Primera versión en Rebelión el 3 de enero de 2023
Los historiadores Carlos Hernández Quero, Álvaro París y Luis de la Cruz llevaban tiempo con ganas de sacar a la luz las vicisitudes de una frontera insumisa al norte de la villa y corte, la del barrio de Cuatro Caminos. Se trataba de rascar un palimpsesto urbano y hacer aflorar los rasgos que tenía esta parte de Madrid en la época a caballo entre los siglos XIX y XX. Con ¡Fuego al fielato!, que acaba de editar Decordel, materializan su empeño y nos descubren cómo la geografía de las ciudades lleva marcadas muchas veces huellas de resistencia y rebeldía.
Contrastando con el urbanismo planificado que iba tomando forma en el centro de la capital de España, se extendía por entonces en el sector norte de ella un escenario de “casuchas bajas, solares abandonados y calles irregulares y serpenteantes”, habitado por obreros y marginales de toda laya y a donde no llegaban los progresos que se abrían camino en los barrios elegantes. Hay que decir además que, aparte de estas diferencias, a los dos mundos los separó durante mucho tiempo un profundo foso, de forma que la comunicación sólo era posible por la calzada de la vieja carretera de Francia, devenida calle de Bravo Murillo. Para controlar la introducción de mercancías en la urbe, en la frontera se había instalado un fielato en el que éstas se pesaban y se abonaban los impuestos de “consumos” correspondientes.
Este régimen económico que gravaba los alimentos había sido establecido con la reforma fiscal de 1845 y era objeto de protestas en donde quiera que se elevaran las casetas aduaneras. Esto se comprende si consideramos que en ellas cualquier transeúnte era registrado por malencarados guardias a la caza del matutero (contrabandista). En estos registros, las palizas eran frecuentes, sirviendo de caldo de cultivo para querellas y movilizaciones cada vez más sonadas. En las décadas de 1880 y 1890, los motines fueron tan frecuentes que se convirtieron en costumbre, cebándose en los edificios representativos del poder municipal o la riqueza social, lo que hizo necesaria en ocasiones la intervención del ejército.
La obra nos acerca a los principales protagonistas de estas luchas, personajes como Canuto González, líder del motín de 1888, tabernero y propagandista republicano, o tenderos como Vicente Morata o Fructuoso del Toro. En 1897, estos industriales y algunos otros de los más influyentes del barrio, pactaron con el ayuntamiento un concierto que perjudicaba los intereses generales de sus convecinos, y tuvieron que encarar protestas en las que se les tildaba de colaboracionistas. En este contexto, se convocó una huelga para el 2 de agosto que dio lugar a desórdenes por todo el extrarradio madrileño. Canuto abrió desafiante su negocio ese día y tuvo que huir para no ser linchado. Las tiendas de los “concertados” fueron apedreadas y muchos géneros se echaron a perder, pero no hubo sin embargo saqueos, pues la destrucción no albergaba fin de lucro, sino de simple justicia. El motín, de tono jovial y festivo, lo lideraron las mujeres del pueblo y no logró de momento la abolición del gravamen.

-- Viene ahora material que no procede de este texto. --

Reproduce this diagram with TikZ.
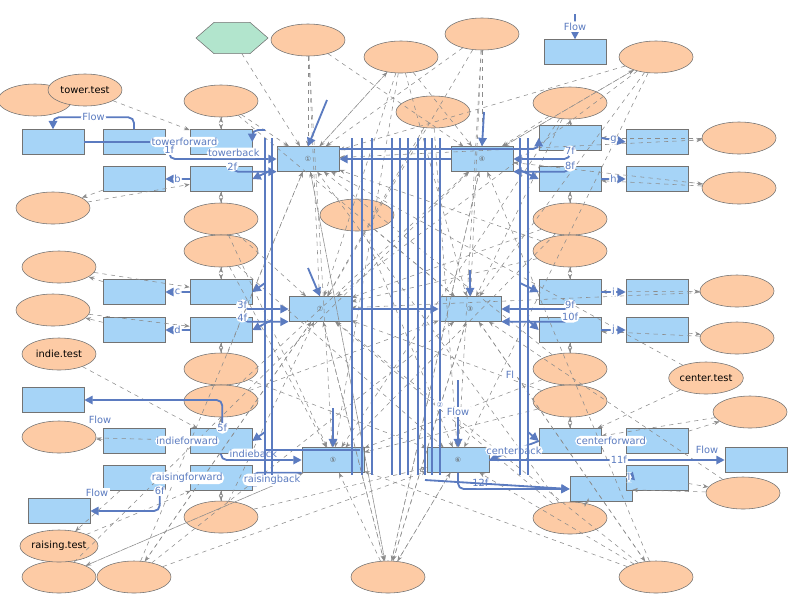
\documentclass[tikz,border=0pt]{standalone}
\usepackage{fontspec}
\setmainfont{DejaVu Sans}
\usetikzlibrary{shapes.geometric,arrows.meta}
\definecolor{bx}{HTML}{A6D4F7}
\definecolor{el}{HTML}{FDCBA5}
\definecolor{hx}{HTML}{B2E5CD}
\definecolor{fl}{HTML}{5B7BC0}
\begin{document}
\begin{tikzpicture}[x=0.025cm,y=-0.025cm,
 box/.style={draw=black!55,fill=bx,minimum width=1.55cm,minimum height=0.62cm,inner sep=0pt,font=\tiny},
 ell/.style={ellipse,draw=black!55,fill=el,minimum width=1.85cm,minimum height=0.8cm,inner sep=0pt,font=\scriptsize},
 dep/.style={draw=black!45,dashed,thin,-{Stealth[length=4pt]}},
 flow/.style={draw=fl,line width=1.3pt,-{Triangle[length=6pt,width=6pt]},rounded corners=4pt},
 lab/.style={fill=white,text=fl,font=\scriptsize,inner sep=1pt}]
\useasboundingbox (0,0) rectangle (800,600);
% boxes
\foreach \n/\x/\y in {r1/53/142,r2/134/142,r3/221/142,r4/308/159,r5/134/179,r6/221/179,r7/482/159,r8/570/138,r9/657/142,r10/570/179,r11/657/179,r12/134/292,r13/221/292,r14/320/309,r15/470/309,r16/570/292,r17/657/292,r18/134/330,r19/221/330,r20/570/330,r21/657/330,r22/53/400,r23/134/441,r24/221/441,r25/333/460,r26/458/460,r27/570/441,r28/657/441,r29/134/478,r30/221/478,r31/601/489,r32/657/478,r33/756/460,r34/59/511,r35/575/52}
  \node[box] (\n) at (\x,\y) {};
% ellipses
\node[ell] (e6) at (35,100) {};
\node[ell] (e5) at (85,90) {};
\node[font=\scriptsize] at (e5) {tower.test};
\foreach \n/\x/\y in {e1/308/40,e2/482/34,e3/401/57,e4/656/57,e7/221/101,e8/433/112,e9/570/103,e10/739/138,e11/53/208,e12/739/188,e13/221/219,e14/357/215,e15/570/219,e16/221/251,e17/570/251,e18/59/267,e19/53/310,e20/737/291,e22/221/369,e23/570/369,e24/737/338,e26/570/401,e27/221/401,e28/750/412,e29/59/437,e30/743/493,e31/221/517,e32/570/518,e34/59/577,e35/134/577,e36/388/577,e37/656/577}
  \node[ell] (\n) at (\x,\y) {};
\node[ell] (e21) at (59,354) {indie.test};
\node[ell] (e25) at (706,378) {center.test};
\node[ell] (e33) at (59,546) {raising.test};
\node[regular polygon,regular polygon sides=6,draw=black!55,fill=hx,minimum width=1.8cm,inner sep=0pt,yscale=0.5] (hx) at (232,38) {};
% box inner marks
\foreach \n/\t in {r4/①,r7/④,r14/⑦,r15/③,r25/⑤,r26/⑥}
  \node[font=\tiny,text=black!60] at (\n) {\t};
% gray dependency arrows
\foreach \a/\b in {e1/r4,e1/r14,e1/r25,e2/r7,e2/r15,e2/r26,e3/r4,e3/r14,e3/r15,e4/r7,e4/r15,e4/r26,e5/r3,e7/r4,e7/r3,e8/r14,e8/r26,e9/r7,e9/r15,e10/r8,e10/r4,e11/r6,e12/r10,e12/r7,e13/r6,e13/r25,e14/r15,e14/r26,e15/r10,e15/r14,e16/r13,e16/r25,e17/r16,e17/r4,e18/r13,e19/r19,e20/r16,e20/r14,e21/r24,e22/r19,e22/r26,e23/r20,e23/r25,e24/r20,e25/r27,e25/r4,e26/r27,e26/r14,e27/r24,e27/r15,e28/r27,e29/r24,e30/r31,e30/r15,e31/r30,e31/r26,e32/r31,e32/r4,e33/r30,e34/r25,e35/r26,e35/r4,e36/r25,e36/r26,e36/r14,e36/r15,e36/r4,e36/r7,e37/r26,e37/r15,e37/r7,e37/r25,e35/r14,e34/r7,hx/r4,e2/r14,e3/r7,e4/r4,e1/r7,e2/r4,e3/r25,e4/r14,e9/r25,e7/r15,e13/r14,e15/r25,e16/r26,e17/r14,e22/r4,e23/r4,e26/r25,e27/r7,e31/r14,e32/r14,e35/r15,e37/r14}
  \path[dep] (\a) -- (\b);
\foreach \a/\b in {r3/e7,r6/e13,r5/e11,r8/e9,r10/e15,r9/e10,r11/e12,r12/e18,r18/e19,r13/e16,r19/e22,r16/e17,r20/e23,r17/e20,r21/e24,r24/e27,r27/e26,r28/e28,r30/e31,r31/e32,r32/e30,r23/e29,r29/e33,r4/e36,r7/e36,r14/e35,r15/e37,r25/e34,r26/e36,r4/e3,r7/e4,r14/e36,r15/e36}
  \path[dep] (\a) -- (\b);
% blue flows
\draw[flow] (r2.north) -- ++(0,-12) -| node[lab,pos=0.25]{Flow} (r1.north);
\draw[flow,-] (r1.east) -- node[lab,pos=0.95]{towerforward} (r3.west);
\draw[flow] (r2.south east) ++(4,0) node[lab,above=-1pt]{1f} |- node[lab,pos=0.8,above]{towerback} (r4.west);
\draw[flow] (r6.west) -- node[lab]{b} (r5.east);
\draw[flow] (r6.north east) ++(-20,0) node[lab]{2f} |- (r4.south west);
\draw[flow] (r13.west) -- node[lab]{c} (r12.east);
\draw[flow] (r19.west) -- node[lab]{d} (r18.east);
\draw[flow] (r13.south east) ++(-10,0) node[lab]{3f} |- (r14.west);
\draw[flow] (r19.north east) ++(-10,0) node[lab]{4f} |- (r14.south west);
\draw[flow] (r8.east) -- node[lab]{g} (r9.west);
\draw[flow] (r10.east) -- node[lab]{h} (r11.west);
\draw[flow] (r16.east) -- node[lab]{i} (r17.west);
\draw[flow] (r20.east) -- node[lab]{j} (r21.west);
\draw[flow] (r8.south) node[lab]{7f} |- (r7.east);
\draw[flow] (r10.north) node[lab]{8f} |- (r7.south east);
\draw[flow] (r16.south) node[lab]{9f} |- (r15.east);
\draw[flow] (r20.north) node[lab]{10f} |- (r15.south east);
\draw[flow] (r24.north east) ++(-30,0) node[lab]{5f} |- (r22.east);
\node[lab] at (100,420) {Flow};
\draw[flow,-] (r23.east) -- node[lab,pos=0.9]{indieforward} (r24.west);
\draw[flow] (r24.south) |- node[lab,pos=0.7,above]{indieback} (r25.west);
\draw[flow] (r25.south west) -| node[lab,pos=0.3,below]{raisingback} (r30.east);
\draw[flow,-] (r29.east) -- node[lab,pos=0.9]{raisingforward} (r30.west);
\draw[flow] (r30.south west) ++(-30,0) node[lab]{6f} |- (r34.east);
\node[lab] at (97,493) {Flow};
\draw[flow,-] (r27.east) -- node[lab,pos=0.4]{centerforward} (r28.west);
\draw[flow] (r27.west) -- node[lab]{centerback} (r26.east);
\draw[flow] (r26.east) -- node[lab,pos=0.55]{11f} (r33.west);
\node[lab] at (707,450) {Flow};
\draw[flow] (r31.north east) -- node[lab]{l} (r32.west);
\draw[flow] (r26.south) |- node[lab,pos=0.6,above]{12f} (r31.west);
\draw[flow] (575,14) -- node[lab]{Flow} (r35.north);
% big blue buses
\coordinate (t1) at (327,100);\draw[flow] (t1) -- (r4.north);
\coordinate (t2) at (484,112);\draw[flow] (t2) -- (r7.north);
\coordinate (t3) at (308,268);\draw[flow] (t3) -- (r14.north);
\coordinate (t4) at (470,270);\draw[flow] (t4) -- (r15.north);
\coordinate (t5) at (333,408);\draw[flow] (t5) -- (r25.north);
\coordinate (t6) at (458,380);\draw[flow] (t6) -- (r26.north);
\foreach \xx in {265,272,352,362,372,392,400,408,418,425,432,440,520,528} {
  \draw[fl,line width=1.3pt] (\xx,138) -- (\xx,475);
}
\draw[flow] (r7.west) -- (r4.east);
\draw[flow] (265,130) -| (r3.east) ;
\draw[flow] (r4.east) ++(0,-10) -| (r8.west);
\draw[flow] (272,170) -- (r6.east);
\draw[flow] (r14.east) -- (r15.west);
\draw[flow] (265,283) -- (r13.east);
\draw[flow] (272,320) -- (r19.east);
\draw[flow] (520,283) -- (r16.west);
\draw[flow] (528,320) -- (r20.west);
\draw[flow] (520,170) -- (r10.west);
\draw[flow] (265,432) -- (r24.east);
\draw[flow] (528,432) -- (r27.west);
\draw[flow] (425,480) -- (r31.west);
\draw[fl,line width=1.3pt] (265,450) -- (360,450);
\node[lab,font=\tiny] at (440,405) {②};
\node[lab] at (458,412) {Flow};
\node[lab] at (510,375) {Fl};
\end{tikzpicture}
\end{document}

Los años siguientes continuaron las tensiones en torno al fielato, y el 10 de marzo de 1901, Ciriaco Bartolí, un jornalero de cincuenta años, vecino del Tejar de Nieto, fue apaleado por los guardias de consumos al cruzar la frontera. Este hecho provocó una explosión de ira popular en la que fuentes de la época citan la participación de miles de personas y que se saldó con la destrucción por el fuego purificador de las odiadas casetas, tras ser, en este caso sí, desvalijadas, seguramente por aquello de que “el que roba a un ladrón…”. El impuesto de consumos siguió existiendo y generando protestas y desórdenes hasta que fue abolido en julio de 2011, aunque no dejaron de aplicarse tributos a carnes y embutidos.
Carlos Hernández Quero, Álvaro París y Luis de la Cruz, estudiosos de la historia y activistas por la vivienda digna y contra los expolios urbanísticos, saben bien que no hay instrumento más poderoso para interpretar el presente que comprender el pasado. Con ¡Fuego al fielato!, fruto de cinco años de indagaciones, han rescatado una página casi olvidada del Madrid genuino y consciente, y nos enseñan que tras la arquitectura que se eleva hoy en el barrio de Cuatro Caminos, podemos discernir, si aguzamos la vista, una frontera rebelde y un mundo popular y expoliado, dispuesto a hacer valer sus derechos.